- _Task material_
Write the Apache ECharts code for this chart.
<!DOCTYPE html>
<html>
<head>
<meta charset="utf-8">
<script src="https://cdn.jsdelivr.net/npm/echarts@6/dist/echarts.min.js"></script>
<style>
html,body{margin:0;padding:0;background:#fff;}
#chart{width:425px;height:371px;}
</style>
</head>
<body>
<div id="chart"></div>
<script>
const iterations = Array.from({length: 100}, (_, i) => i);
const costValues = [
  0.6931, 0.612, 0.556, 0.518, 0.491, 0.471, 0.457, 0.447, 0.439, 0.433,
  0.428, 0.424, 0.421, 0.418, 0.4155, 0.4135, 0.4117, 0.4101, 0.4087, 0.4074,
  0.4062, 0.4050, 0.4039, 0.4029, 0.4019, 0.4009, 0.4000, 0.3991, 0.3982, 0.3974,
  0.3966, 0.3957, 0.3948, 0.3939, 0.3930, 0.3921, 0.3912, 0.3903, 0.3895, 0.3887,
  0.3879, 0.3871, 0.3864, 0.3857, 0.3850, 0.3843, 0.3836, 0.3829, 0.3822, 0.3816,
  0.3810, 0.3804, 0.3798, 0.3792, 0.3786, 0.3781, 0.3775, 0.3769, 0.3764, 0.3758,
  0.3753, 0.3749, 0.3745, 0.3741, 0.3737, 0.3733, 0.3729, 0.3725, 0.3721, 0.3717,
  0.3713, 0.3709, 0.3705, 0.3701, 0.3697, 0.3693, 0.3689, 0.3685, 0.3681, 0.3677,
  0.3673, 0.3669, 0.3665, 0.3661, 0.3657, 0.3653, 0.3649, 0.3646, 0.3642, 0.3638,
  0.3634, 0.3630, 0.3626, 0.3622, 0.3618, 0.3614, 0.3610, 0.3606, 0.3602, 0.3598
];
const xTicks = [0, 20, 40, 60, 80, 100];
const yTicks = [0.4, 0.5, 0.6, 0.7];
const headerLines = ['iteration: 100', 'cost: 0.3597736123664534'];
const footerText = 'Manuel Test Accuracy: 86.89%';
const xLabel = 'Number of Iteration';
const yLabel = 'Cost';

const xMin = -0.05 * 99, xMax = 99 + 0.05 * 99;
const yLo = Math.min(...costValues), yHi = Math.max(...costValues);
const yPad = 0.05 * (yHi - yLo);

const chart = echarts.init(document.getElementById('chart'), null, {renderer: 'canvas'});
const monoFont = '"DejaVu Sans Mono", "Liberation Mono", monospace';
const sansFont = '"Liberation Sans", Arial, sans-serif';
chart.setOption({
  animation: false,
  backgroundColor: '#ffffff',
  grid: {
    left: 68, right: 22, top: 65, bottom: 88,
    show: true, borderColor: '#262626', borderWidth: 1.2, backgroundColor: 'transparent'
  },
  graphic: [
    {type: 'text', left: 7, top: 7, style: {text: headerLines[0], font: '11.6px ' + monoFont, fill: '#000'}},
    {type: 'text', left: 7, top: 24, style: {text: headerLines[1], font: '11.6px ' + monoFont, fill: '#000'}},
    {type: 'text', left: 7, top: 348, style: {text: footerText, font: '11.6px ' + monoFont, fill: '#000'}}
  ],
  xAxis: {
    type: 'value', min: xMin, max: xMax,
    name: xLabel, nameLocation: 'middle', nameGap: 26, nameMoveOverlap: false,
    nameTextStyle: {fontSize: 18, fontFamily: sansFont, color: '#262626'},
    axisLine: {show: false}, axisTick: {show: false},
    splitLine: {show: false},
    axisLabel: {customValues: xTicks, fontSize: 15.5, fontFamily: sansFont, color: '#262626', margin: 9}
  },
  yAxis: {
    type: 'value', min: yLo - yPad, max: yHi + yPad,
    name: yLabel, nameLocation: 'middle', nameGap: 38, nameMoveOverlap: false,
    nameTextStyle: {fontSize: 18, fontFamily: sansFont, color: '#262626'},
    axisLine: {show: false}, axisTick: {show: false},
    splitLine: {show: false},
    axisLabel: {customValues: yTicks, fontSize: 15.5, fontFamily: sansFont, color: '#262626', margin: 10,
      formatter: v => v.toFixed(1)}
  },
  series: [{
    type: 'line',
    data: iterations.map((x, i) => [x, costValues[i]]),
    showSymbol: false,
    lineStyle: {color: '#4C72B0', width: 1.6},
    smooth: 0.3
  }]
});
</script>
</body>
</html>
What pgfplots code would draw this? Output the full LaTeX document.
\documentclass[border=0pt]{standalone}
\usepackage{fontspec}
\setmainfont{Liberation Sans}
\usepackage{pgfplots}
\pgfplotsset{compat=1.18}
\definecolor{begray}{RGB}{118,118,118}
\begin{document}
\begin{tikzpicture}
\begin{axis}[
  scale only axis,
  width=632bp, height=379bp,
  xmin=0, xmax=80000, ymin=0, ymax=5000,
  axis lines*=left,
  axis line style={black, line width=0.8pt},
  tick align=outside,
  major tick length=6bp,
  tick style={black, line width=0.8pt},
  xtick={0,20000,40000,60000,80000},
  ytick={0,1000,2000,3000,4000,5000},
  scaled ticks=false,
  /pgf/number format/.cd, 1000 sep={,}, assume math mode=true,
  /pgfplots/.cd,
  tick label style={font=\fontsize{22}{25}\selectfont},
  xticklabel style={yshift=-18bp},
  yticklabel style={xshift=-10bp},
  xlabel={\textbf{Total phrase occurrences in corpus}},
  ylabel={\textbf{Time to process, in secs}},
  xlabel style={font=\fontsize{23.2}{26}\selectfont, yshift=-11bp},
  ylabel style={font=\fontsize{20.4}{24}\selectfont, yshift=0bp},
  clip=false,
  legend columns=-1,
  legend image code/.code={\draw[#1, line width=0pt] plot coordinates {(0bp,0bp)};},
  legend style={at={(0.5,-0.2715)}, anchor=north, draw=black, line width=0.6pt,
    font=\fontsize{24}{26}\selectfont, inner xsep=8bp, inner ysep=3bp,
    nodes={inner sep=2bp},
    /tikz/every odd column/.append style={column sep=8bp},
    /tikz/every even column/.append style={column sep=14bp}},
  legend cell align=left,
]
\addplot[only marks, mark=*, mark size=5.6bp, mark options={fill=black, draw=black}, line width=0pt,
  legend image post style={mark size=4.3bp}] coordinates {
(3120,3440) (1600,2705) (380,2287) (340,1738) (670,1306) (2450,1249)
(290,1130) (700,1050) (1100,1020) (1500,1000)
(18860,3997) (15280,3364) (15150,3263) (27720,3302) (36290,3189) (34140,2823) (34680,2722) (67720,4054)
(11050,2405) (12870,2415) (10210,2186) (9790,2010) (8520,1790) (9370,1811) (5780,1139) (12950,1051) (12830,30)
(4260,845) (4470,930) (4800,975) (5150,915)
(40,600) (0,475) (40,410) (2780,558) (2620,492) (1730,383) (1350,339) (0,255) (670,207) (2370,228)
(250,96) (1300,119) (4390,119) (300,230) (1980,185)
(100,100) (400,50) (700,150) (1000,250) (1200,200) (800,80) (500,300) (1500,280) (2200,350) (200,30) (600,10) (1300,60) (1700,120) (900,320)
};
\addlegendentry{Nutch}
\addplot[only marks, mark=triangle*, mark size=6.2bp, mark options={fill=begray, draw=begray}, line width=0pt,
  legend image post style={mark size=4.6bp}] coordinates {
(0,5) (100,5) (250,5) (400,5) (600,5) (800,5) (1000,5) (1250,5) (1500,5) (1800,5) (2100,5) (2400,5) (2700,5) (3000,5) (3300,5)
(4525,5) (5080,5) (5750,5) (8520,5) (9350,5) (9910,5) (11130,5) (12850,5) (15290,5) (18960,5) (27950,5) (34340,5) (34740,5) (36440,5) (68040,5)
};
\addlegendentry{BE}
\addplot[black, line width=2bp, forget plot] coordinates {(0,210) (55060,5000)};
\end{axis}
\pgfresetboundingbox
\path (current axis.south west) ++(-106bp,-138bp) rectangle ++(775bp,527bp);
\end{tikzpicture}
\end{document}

- _What the task requires_
Exactly repeat the lines running from the top of the listing to the line bearing "const yPad = 0.05 * (yHi - yLo);", both of those lines included, and only them.

- _Solved problem_
Write the Apache ECharts code for this chart.
<!DOCTYPE html>
<html>
<head>
<meta charset="utf-8">
<script src="https://cdn.jsdelivr.net/npm/echarts@6/dist/echarts.min.js"></script>
<style>
html,body{margin:0;padding:0;background:#fff;}
#chart{width:425px;height:371px;}
</style>
</head>
<body>
<div id="chart"></div>
<script>
const iterations = Array.from({length: 100}, (_, i) => i);
const costValues = [
  0.6931, 0.612, 0.556, 0.518, 0.491, 0.471, 0.457, 0.447, 0.439, 0.433,
  0.428, 0.424, 0.421, 0.418, 0.4155, 0.4135, 0.4117, 0.4101, 0.4087, 0.4074,
  0.4062, 0.4050, 0.4039, 0.4029, 0.4019, 0.4009, 0.4000, 0.3991, 0.3982, 0.3974,
  0.3966, 0.3957, 0.3948, 0.3939, 0.3930, 0.3921, 0.3912, 0.3903, 0.3895, 0.3887,
  0.3879, 0.3871, 0.3864, 0.3857, 0.3850, 0.3843, 0.3836, 0.3829, 0.3822, 0.3816,
  0.3810, 0.3804, 0.3798, 0.3792, 0.3786, 0.3781, 0.3775, 0.3769, 0.3764, 0.3758,
  0.3753, 0.3749, 0.3745, 0.3741, 0.3737, 0.3733, 0.3729, 0.3725, 0.3721, 0.3717,
  0.3713, 0.3709, 0.3705, 0.3701, 0.3697, 0.3693, 0.3689, 0.3685, 0.3681, 0.3677,
  0.3673, 0.3669, 0.3665, 0.3661, 0.3657, 0.3653, 0.3649, 0.3646, 0.3642, 0.3638,
  0.3634, 0.3630, 0.3626, 0.3622, 0.3618, 0.3614, 0.3610, 0.3606, 0.3602, 0.3598
];
const xTicks = [0, 20, 40, 60, 80, 100];
const yTicks = [0.4, 0.5, 0.6, 0.7];
const headerLines = ['iteration: 100', 'cost: 0.3597736123664534'];
const footerText = 'Manuel Test Accuracy: 86.89%';
const xLabel = 'Number of Iteration';
const yLabel = 'Cost';

const xMin = -0.05 * 99, xMax = 99 + 0.05 * 99;
const yLo = Math.min(...costValues), yHi = Math.max(...costValues);
const yPad = 0.05 * (yHi - yLo);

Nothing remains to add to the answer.